Su respuesta me ha cogido tan desprevenida que me he quedado mirándolo y, finalmente, he dicho:
—¿Salir de dónde?
—De la isla, ¿de dónde va a ser? —ha contestado Drew, bajando la voz—. He logrado averiguar cosas. Si no nos hubiéramos quedado sin Internet, habría urdido un plan mucho antes. Sé que papá no querrá marcharse, pero estoy seguro de que, si logramos convencerla de que así podrá protegernos a nosotros y a Meredith, mamá nos acompañará. Aún estamos todos sanos, así que no veo qué impedimento… ¿Qué pasa, Kae?
Me he secado los ojos antes de que pudieran brotar más lágrimas.
—Mamá cree que está enferma —le he dicho—. Por eso he salido. He ido al hospital, para ver si encontraba a papá.
—¿Que está enferma? —ha preguntado Drew—. Pues cuando he hablado con ella no me lo ha parecido… Ha dicho que solo quería echar una siesta.

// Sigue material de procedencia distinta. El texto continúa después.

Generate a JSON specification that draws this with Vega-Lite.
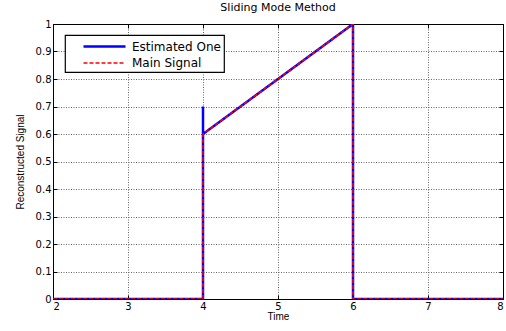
{
  "$schema": "https://vega.github.io/schema/vega-lite/v6.json",
  "width": 450,
  "height": 275,
  "autosize": {"type": "none"},
  "padding": {"left": 53, "top": 24, "right": 3, "bottom": 32},
  "background": "white",
  "title": {
    "text": "Sliding Mode Method",
    "font": "DejaVu Sans",
    "fontSize": 11,
    "fontWeight": "normal",
    "color": "#000",
    "offset": 6
  },
  "config": {
    "view": {"stroke": "#000", "strokeWidth": 1},
    "legend": {"strokeColor": "#000000", "strokeWidth": 1.2, "fillColor": "#ffffff"},
    "axis": {
      "domainColor": "#000",
      "tickColor": "#000",
      "labelFont": "DejaVu Sans",
      "labelFontSize": 10,
      "labelColor": "#000",
      "titleFont": "Liberation Sans",
      "titleFontSize": 10,
      "titleFontWeight": "normal",
      "titleColor": "#000",
      "gridColor": "#666",
      "gridDash": [1, 1.5],
      "gridWidth": 1,
      "tickSize": -4,
      "labelPadding": 6
    }
  },
  "data": {
    "values": [
      {"series": "Estimated One", "i": 0, "t": 2, "v": 0},
      {"series": "Estimated One", "i": 1, "t": 4, "v": 0},
      {"series": "Estimated One", "i": 2, "t": 4, "v": 0.7},
      {"series": "Estimated One", "i": 3, "t": 4, "v": 0.42},
      {"series": "Estimated One", "i": 4, "t": 4, "v": 0.6},
      {"series": "Estimated One", "i": 5, "t": 6, "v": 1},
      {"series": "Estimated One", "i": 6, "t": 6, "v": 0},
      {"series": "Estimated One", "i": 7, "t": 8, "v": 0},
      {"series": "Main Signal", "i": 0, "t": 2, "v": 0},
      {"series": "Main Signal", "i": 1, "t": 4, "v": 0},
      {"series": "Main Signal", "i": 2, "t": 4, "v": 0.6},
      {"series": "Main Signal", "i": 3, "t": 6, "v": 1},
      {"series": "Main Signal", "i": 4, "t": 6, "v": 0},
      {"series": "Main Signal", "i": 5, "t": 8, "v": 0}
    ]
  },
  "resolve": {"axis": {"x": "independent", "y": "independent"}},
  "layer": [
    {
      "mark": {"type": "line", "clip": true},
      "encoding": {
        "x": {
          "field": "t",
          "type": "quantitative",
          "scale": {"domain": [2, 8], "nice": false},
          "axis": {"title": "Time", "values": [2, 3, 4, 5, 6, 7, 8], "titlePadding": 0, "grid": true}
        },
        "y": {
          "field": "v",
          "type": "quantitative",
          "scale": {"domain": [0, 1], "nice": false},
          "axis": {
            "title": "Reconstructed Signal",
            "values": [0, 0.1, 0.2, 0.3, 0.4, 0.5, 0.6, 0.7, 0.8, 0.9, 1],
            "format": "~g",
            "titlePadding": 10,
            "grid": true
          }
        },
        "order": {"field": "i", "type": "quantitative"},
        "color": {
          "field": "series",
          "type": "nominal",
          "scale": {"domain": ["Estimated One", "Main Signal"], "range": ["#0000ff", "#ff0000"]},
          "legend": {
            "title": null,
            "orient": "none",
            "legendX": 12,
            "legendY": 11,
            "strokeColor": "#000000",
            "fillColor": "#ffffff",
            "padding": 3,
            "symbolType": "M0,0H6",
            "symbolSize": 196,
            "symbolOffset": 7,
            "labelFont": "DejaVu Sans",
            "labelFontSize": 12,
            "labelColor": "#000",
            "labelOffset": 40,
            "rowPadding": 2
          }
        },
        "strokeDash": {
          "field": "series",
          "type": "nominal",
          "scale": {"domain": ["Estimated One", "Main Signal"], "range": [[1, 0], [4, 2]]},
          "legend": null
        },
        "strokeWidth": {
          "field": "series",
          "type": "nominal",
          "scale": {"domain": ["Estimated One", "Main Signal"], "range": [2.5, 1.5]},
          "legend": null
        }
      }
    },
    {
      "mark": {"type": "line", "opacity": 0},
      "encoding": {
        "x": {
          "field": "t",
          "type": "quantitative",
          "axis": {"orient": "top", "title": null, "labels": false, "grid": false, "values": [2, 3, 4, 5, 6, 7, 8]}
        },
        "y": {
          "field": "v",
          "type": "quantitative",
          "axis": {
            "orient": "right",
            "title": null,
            "labels": false,
            "grid": false,
            "values": [0, 0.1, 0.2, 0.3, 0.4, 0.5, 0.6, 0.7, 0.8, 0.9, 1]
          }
        },
        "order": {"field": "i", "type": "quantitative"},
        "detail": {"field": "series"}
      }
    }
  ]
}
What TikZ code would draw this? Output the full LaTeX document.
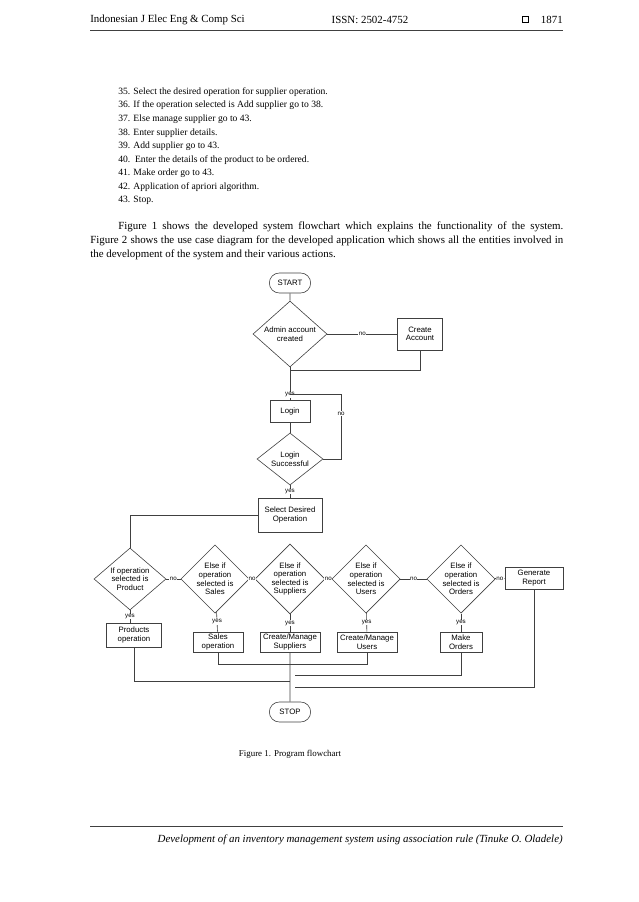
\documentclass[tikz,border=0pt]{standalone}
\usepackage{fontspec}
\setmainfont{Liberation Serif}
\newfontfamily\chartfont{Liberation Sans}
\usetikzlibrary{positioning,shapes.geometric,shapes.misc}
\tikzset{
  dec/.style={draw,diamond,inner sep=0pt,align=center,font=\chartfont\fontsize{7.8}{8.6}\selectfont},
  proc/.style={draw,rectangle,inner sep=1pt,align=center,font=\chartfont\fontsize{7.8}{8.6}\selectfont},
  term/.style={draw,rounded rectangle,minimum width=48pt,minimum height=20pt,font=\chartfont\fontsize{7.8}{8.6}\selectfont},
  lbl/.style={fill=white,inner sep=0.5pt,font=\chartfont\fontsize{6.2}{6.5}\selectfont},
  body/.style={anchor=west,inner sep=0pt,font=\fontsize{9.6}{13.8}\selectfont},
  page/.style={body,font=\fontsize{10.9}{13.8}\selectfont}
}
\newcommand{\newDec}[5]{\node[dec,minimum width=#4pt,minimum height=#5pt](#1) at #3 {#2};}
\newcommand{\newProc}[5]{\node[proc,minimum width=#4pt,minimum height=#5pt](#1) at #3 {#2};}
\begin{document}
\begin{tikzpicture}[x=1pt,y=-1pt,line width=0.6pt,draw=black!75]
  \useasboundingbox (0,0) rectangle (638,902);
  % page header
  \node[page] (hdl) at (90,20) {Indonesian J Elec Eng \& Comp Sci};
  \node[page,anchor=center] (hdc) at (370,20) {ISSN: 2502-4752};
  \node[page,anchor=east] (hdr) at (563,20) {1871};
  \node[draw=black,line width=0.7pt,minimum size=6pt,inner sep=0pt] (hbox) at (525,19) {};
  \draw[line width=0.5pt] (90,30) -- (563,30);
  % numbered steps
  \foreach \t [count=\i from 0] in {35. Select the desired operation for supplier operation.,
      36. If the operation selected is Add supplier go to 38.,
      37. Else manage supplier go to 43.,
      38. Enter supplier details.,
      39. Add supplier go to 43.,
      {40.\ \ Enter the details of the product to be ordered.},
      41. Make order go to 43.,
      42. Application of apriori algorithm.,
      43. Stop.}
    \node[body] (st\i) at (118,92+13.6*\i) {\t};
  \node[page,anchor=north west,text width=473pt,align=justify] (para) at (90,222)
    {\hspace*{28pt}Figure 1 shows the developed system flowchart which explains the functionality of the system.\linebreak
     Figure 2 shows the use case diagram for the developed application which shows all the entities involved in\linebreak
     the development of the system and their various actions.};
  % flowchart
  \node[term] (start) at (290,283) {START};
  \newDec{admin}{Admin account\\created}{(290,334)}{74}{50}
  \newProc{create}{Create\\Account}{(420,334)}{45}{32}
  \newProc{login}{Login}{(290,411)}{40}{22}
  \newDec{lsucc}{Login\\Successful}{(290,459)}{66}{38}
  \newProc{select}{Select Desired\\Operation}{(290,515)}{64}{34}
  \newDec{dprod}{If operation\\selected is\\Product}{(130,579)}{72}{57}
  \newDec{dsale}{Else if\\operation\\selected is\\Sales}{(215,579)}{56}{62}
  \newDec{dsupp}{Else if\\operation\\selected is\\Suppliers}{(290,579)}{60}{62}
  \newDec{duser}{Else if\\operation\\selected is\\Users}{(366,579)}{61}{60}
  \newDec{dord}{Else if\\operation\\selected is\\Orders}{(461,579)}{62}{60}
  \newProc{report}{Generate\\Report}{(534,578)}{58}{22}
  \newProc{pprod}{Products\\operation}{(134,635)}{55}{24}
  \newProc{psale}{Sales\\operation}{(218,642)}{50}{20}
  \newProc{psupp}{Create/Manage\\Suppliers}{(290,642)}{60}{20}
  \newProc{puser}{Create/Manage\\Users}{(367,642)}{60}{20}
  \newProc{pord}{Make\\Orders}{(461,642)}{42}{20}
  \node[term] (stop) at (290,712) {STOP};
  \coordinate (j1) at (290,370);
  \coordinate (j2) at (290,394);
  % connectors
  \draw (start) -- (admin);
  \draw (admin) -- node[lbl]{no} (create);
  \draw (create.south) |- (j1);
  \draw (admin.south) -- node[lbl,pos=0.85]{yes} (login);
  \draw (login) -- (lsucc);
  \draw (lsucc.east) -| node[lbl,pos=0.85]{no} (341,394) -- (j2);
  \draw (lsucc) -- node[lbl]{yes} (select);
  \draw (select.west) -| (dprod.north);
  \draw (dprod) -- node[lbl]{no} (dsale);
  \draw (dsale) -- node[lbl]{no} (dsupp);
  \draw (dsupp) -- node[lbl]{no} (duser);
  \draw (duser) -- node[lbl]{no} (dord);
  \draw (dord) -- node[lbl]{no} (report);
  \draw (dprod) -- node[lbl]{yes} (pprod.north -| dprod);
  \draw (dsale) -- node[lbl]{yes} (psale);
  \draw (dsupp) -- node[lbl]{yes} (psupp);
  \draw (duser) -- node[lbl]{yes} (puser);
  \draw (dord) -- node[lbl]{yes} (pord);
  \draw (psale.south) -- ++(0,12) -| (puser.south);
  \draw (psupp) -- (stop);
  \draw (pord.south) |- (295,675);
  \draw (pprod.south) |- (290,681);
  \draw (report.south) |- (295,687);
  % caption and footer
  \node[body,anchor=center,font=\fontsize{8.9}{10}\selectfont] (cap) at (290,754) {Figure 1. Program flowchart};
  \draw[line width=0.5pt] (90,826) -- (563,826);
  \node[body,anchor=east,font=\fontsize{10.9}{13}\selectfont] (foot) at (563,840) {\itshape Development of an inventory management system using association rule (Tinuke O. Oladele)};
\end{tikzpicture}
\end{document}
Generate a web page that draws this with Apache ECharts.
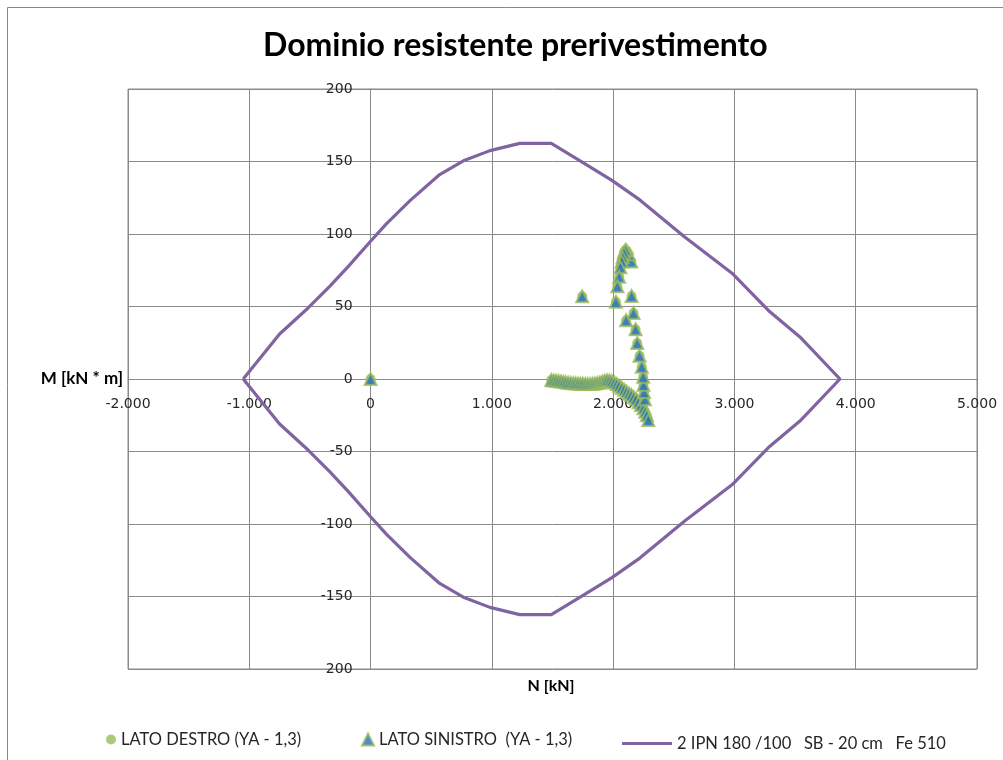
<!DOCTYPE html>
<html>
<head>
<meta charset="utf-8">
<script src="https://cdn.jsdelivr.net/npm/echarts@6/dist/echarts.min.js"></script>
<style>
  html, body { margin: 0; padding: 0; background: #ffffff; }
  #chart { width: 1003px; height: 760px; }
</style>
</head>
<body>
<div id="chart"></div>
<script>
// Axis ticks and their printed labels
const xTicks = [-2000, -1000, 0, 1000, 2000, 3000, 4000, 5000];
const xTickLabels = ['-2.000', '-1.000', '0', '1.000', '2.000', '3.000', '4.000', '5.000'];
const yTicks = [-200, -150, -100, -50, 0, 50, 100, 150, 200];
const yTickLabels = ['200', '-150', '-100', '-50', '0', '50', '100', '150', '200'];

// Resistance domain envelope: N [kN], M [kN*m]
const envelopeN = [-1050, -750, -515, -335, -185, 0, 130, 325, 570, 765, 985, 1230, 1490,
  1755, 1990, 2220, 2590, 2980, 3290, 3540, 3870,
  3540, 3290, 2980, 2590, 2220, 1990, 1755, 1490, 1230, 985, 765, 570, 325, 130, 0,
  -185, -335, -515, -750, -1050];
const envelopeM = [0, 31, 49, 64, 77.5, 95, 107, 123, 141, 150.5, 157.5, 162.5, 162.5,
  149, 137, 123.5, 98, 73, 46.5, 29, 0,
  -29, -46.5, -73, -98, -123.5, -137, -149, -162.5, -162.5, -157.5, -150.5, -141, -123, -107, -95,
  -77.5, -64, -49, -31, 0];

// Right side load points
const destroN = [0, 1490, 1510, 1530, 1550, 1570, 1590, 1610, 1630, 1650, 1670, 1690, 1710, 1730,
  1750, 1770, 1790, 1810, 1830, 1850, 1870, 1890, 1910, 1930, 1950, 1970, 1990, 2010, 2030, 2050,
  2070, 2090, 2110, 2130, 2150, 2170, 2190, 2210, 2230, 2250, 2265, 2278, 2290,
  2262, 2255, 2250, 2248, 2236, 2218, 2199, 2185, 2168, 2152, 2107, 2150, 2130, 2112, 2100, 2088,
  2078, 2070, 2060, 2050, 2035, 2023, 1745];
const destroM = [0, -0.7, -1.0, -1.2, -1.4, -1.7, -1.9, -2.2, -2.5, -2.7, -2.9, -3.0, -3.1, -3.2,
  -3.3, -3.4, -3.4, -3.4, -3.3, -3.1, -2.8, -2.4, -1.8, -1.2, -0.8, -1.0, -1.6, -2.4, -3.4, -4.6,
  -6.0, -7.4, -8.8, -10.0, -11.0, -12.5, -14.0, -16.0, -18.0, -20.2, -22.6, -25.0, -28.3,
  -14, -9, -4, 1.6, 8.5, 16, 24.8, 34.3, 45.5, 57.3, 40.5, 81, 86, 88.5, 89, 87,
  84, 81, 77, 70.5, 64, 53.3, 57];

// Left side load points
const sinistroN = [0, 1490, 1510, 1530, 1550, 1570, 1590, 1610, 1630, 1650, 1670, 1690, 1710, 1730,
  1750, 1770, 1790, 1810, 1830, 1850, 1870, 1890, 1910, 1930, 1950, 1970, 1990, 2010, 2030, 2050,
  2070, 2090, 2110, 2130, 2150, 2170, 2190, 2210, 2230, 2250, 2265, 2278, 2290,
  2262, 2255, 2250, 2248, 2236, 2218, 2199, 2185, 2168, 2152, 2107, 2150, 2130, 2112, 2100, 2088,
  2078, 2070, 2060, 2050, 2035, 2023, 1745];
const sinistroM = [0, -0.7, -1.0, -1.2, -1.4, -1.7, -1.9, -2.2, -2.5, -2.7, -2.9, -3.0, -3.1, -3.2,
  -3.3, -3.4, -3.4, -3.4, -3.3, -3.1, -2.8, -2.4, -1.8, -1.2, -0.8, -1.0, -1.6, -2.4, -3.4, -4.6,
  -6.0, -7.4, -8.8, -10.0, -11.0, -12.5, -14.0, -16.0, -18.0, -20.2, -22.6, -25.0, -28.3,
  -14, -9, -4, 1.6, 8.5, 16, 24.8, 34.3, 45.5, 57.3, 40.5, 81, 86, 88.5, 89, 87,
  84, 81, 77, 70.5, 64, 53.3, 57];

const seriesNames = ['LATO DESTRO (YA - 1,3)', 'LATO SINISTRO  (YA - 1,3)', '2 IPN 180 /100   SB - 20 cm   Fe 510'];

const pairs = (a, b) => a.map((v, i) => [v, b[i]]);

const gridColor = '#8a8a8a';
const textFont = 'Lato, "Open Sans", sans-serif';
const tickFont = '"DejaVu Sans", Verdana, sans-serif';
const green = '#9BBB59';
const blue = '#1F6EC6';
const purple = '#8064A2';

// plot box
const gridLeft = 128, gridRight = 26, gridTop = 89, gridBottom = 91;
const plotW = 1003 - gridLeft - gridRight;
const plotH = 760 - gridTop - gridBottom;
// shift the axes so their labels sit along the zero lines
const yAxisShift = -plotW * (0 - xTicks[0]) / (xTicks[xTicks.length - 1] - xTicks[0]);
const xAxisShift = -plotH * (0 - yTicks[0]) / (yTicks[yTicks.length - 1] - yTicks[0]);

const chart = echarts.init(document.getElementById('chart'), null, { renderer: 'canvas' });

const legendBase = {
  top: 726,
  itemHeight: 10,
  itemWidth: 10,
  itemGap: 10,
  textStyle: { fontFamily: textFont, fontSize: 16.5, color: '#262626' },
  selectedMode: false
};

chart.setOption({
  animation: false,
  backgroundColor: '#ffffff',
  title: {
    text: 'Dominio resistente prerivestimento',
    left: 258,
    top: 25,
    textStyle: { fontFamily: textFont, fontSize: 32, fontWeight: 'bold', color: '#000000' }
  },
  graphic: [
    {
      type: 'rect',
      shape: { x: 7.5, y: 7.5, width: 1100, height: 1000 },
      style: { fill: 'none', stroke: '#878787', lineWidth: 1 },
      z: -10
    },
    {
      type: 'text',
      x: 123,
      y: 379,
      style: { text: 'M [kN * m]', font: 'bold 17px ' + textFont, fill: '#000000', align: 'right', verticalAlign: 'middle' }
    },
    {
      type: 'text',
      x: 551,
      y: 686,
      style: { text: 'N [kN]', font: 'bold 16px ' + textFont, fill: '#000000', align: 'center', verticalAlign: 'middle' }
    }
  ],
  legend: [
    Object.assign({}, legendBase, { left: 101, data: [seriesNames[0]] }),
    Object.assign({}, legendBase, { left: 356, itemWidth: 12, itemHeight: 12, data: [seriesNames[1]] }),
    Object.assign({}, legendBase, { left: 617, top: 730, itemWidth: 50, itemHeight: 3, itemGap: 3,
      data: [{ name: seriesNames[2], icon: 'rect' }] })
  ],
  grid: {
    left: gridLeft,
    right: gridRight,
    top: gridTop,
    bottom: gridBottom,
    show: true,
    borderColor: gridColor,
    borderWidth: 1,
    containLabel: false
  },
  xAxis: {
    type: 'value',
    min: xTicks[0],
    max: xTicks[xTicks.length - 1],
    interval: 1000,
    offset: xAxisShift,
    axisLine: { onZero: false, lineStyle: { color: gridColor, width: 1 } },
    axisTick: { show: false },
    splitLine: { show: true, lineStyle: { color: gridColor, width: 1 } },
    axisLabel: {
      margin: 18,
      fontFamily: tickFont,
      fontSize: 14,
      color: '#262626',
      formatter: v => xTickLabels[xTicks.indexOf(v)]
    }
  },
  yAxis: {
    type: 'value',
    min: yTicks[0],
    max: yTicks[yTicks.length - 1],
    interval: 50,
    offset: yAxisShift,
    axisLine: { onZero: false, lineStyle: { color: gridColor, width: 1 } },
    axisTick: { show: false },
    splitLine: { show: true, lineStyle: { color: gridColor, width: 1 } },
    axisLabel: {
      margin: 18,
      fontFamily: tickFont,
      fontSize: 14,
      color: '#262626',
      formatter: v => yTickLabels[yTicks.indexOf(v)]
    }
  },
  series: [
    {
      name: seriesNames[0],
      type: 'scatter',
      symbol: 'circle',
      symbolSize: 10,
      itemStyle: { color: green },
      data: pairs(destroN, destroM),
      z: 3
    },
    {
      name: seriesNames[1],
      type: 'scatter',
      symbol: 'triangle',
      symbolSize: 12,
      itemStyle: { color: blue, borderColor: green, borderWidth: 2 },
      data: pairs(sinistroN, sinistroM),
      z: 4
    },
    {
      name: seriesNames[2],
      type: 'line',
      showSymbol: false,
      symbol: 'none',
      smooth: false,
      lineStyle: { color: purple, width: 3.2 },
      itemStyle: { color: purple },
      data: pairs(envelopeN, envelopeM),
      z: 2
    }
  ]
});
</script>
</body>
</html>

—No sé. A mí me ha parecido que estaba preocupada. No ha querido abrir la puerta para hablar contigo, ¿a que no? Supongo que papá le hará un análisis de sangre o algo, para estar seguros. Cuando llegue, claro.
Drew ha fruncido el ceño.
—No puede estar enferma —ha dicho; por la voz que ha puesto, parecía que hablaba más consigo mismo que conmigo—. ¡Pero si no sale casi nunca de casa! ¿Cómo quieres que haya cogido el virus? Está nerviosa, como todos. Papá le dirá que está bien y entonces hablaremos sobre si nos marchamos, ¿vale?
—Vale.
Debería haberme sentido aliviada de que pensara lo mismo que yo: que mamá no está enferma, solo nerviosa. Pero mamá no es una persona que se deje amedrentar por las preocupaciones. Además, aún no sabemos con certeza de qué formas se contagia el virus. Todos hemos estado fuera de casa. Podría haberlo traído cualquiera.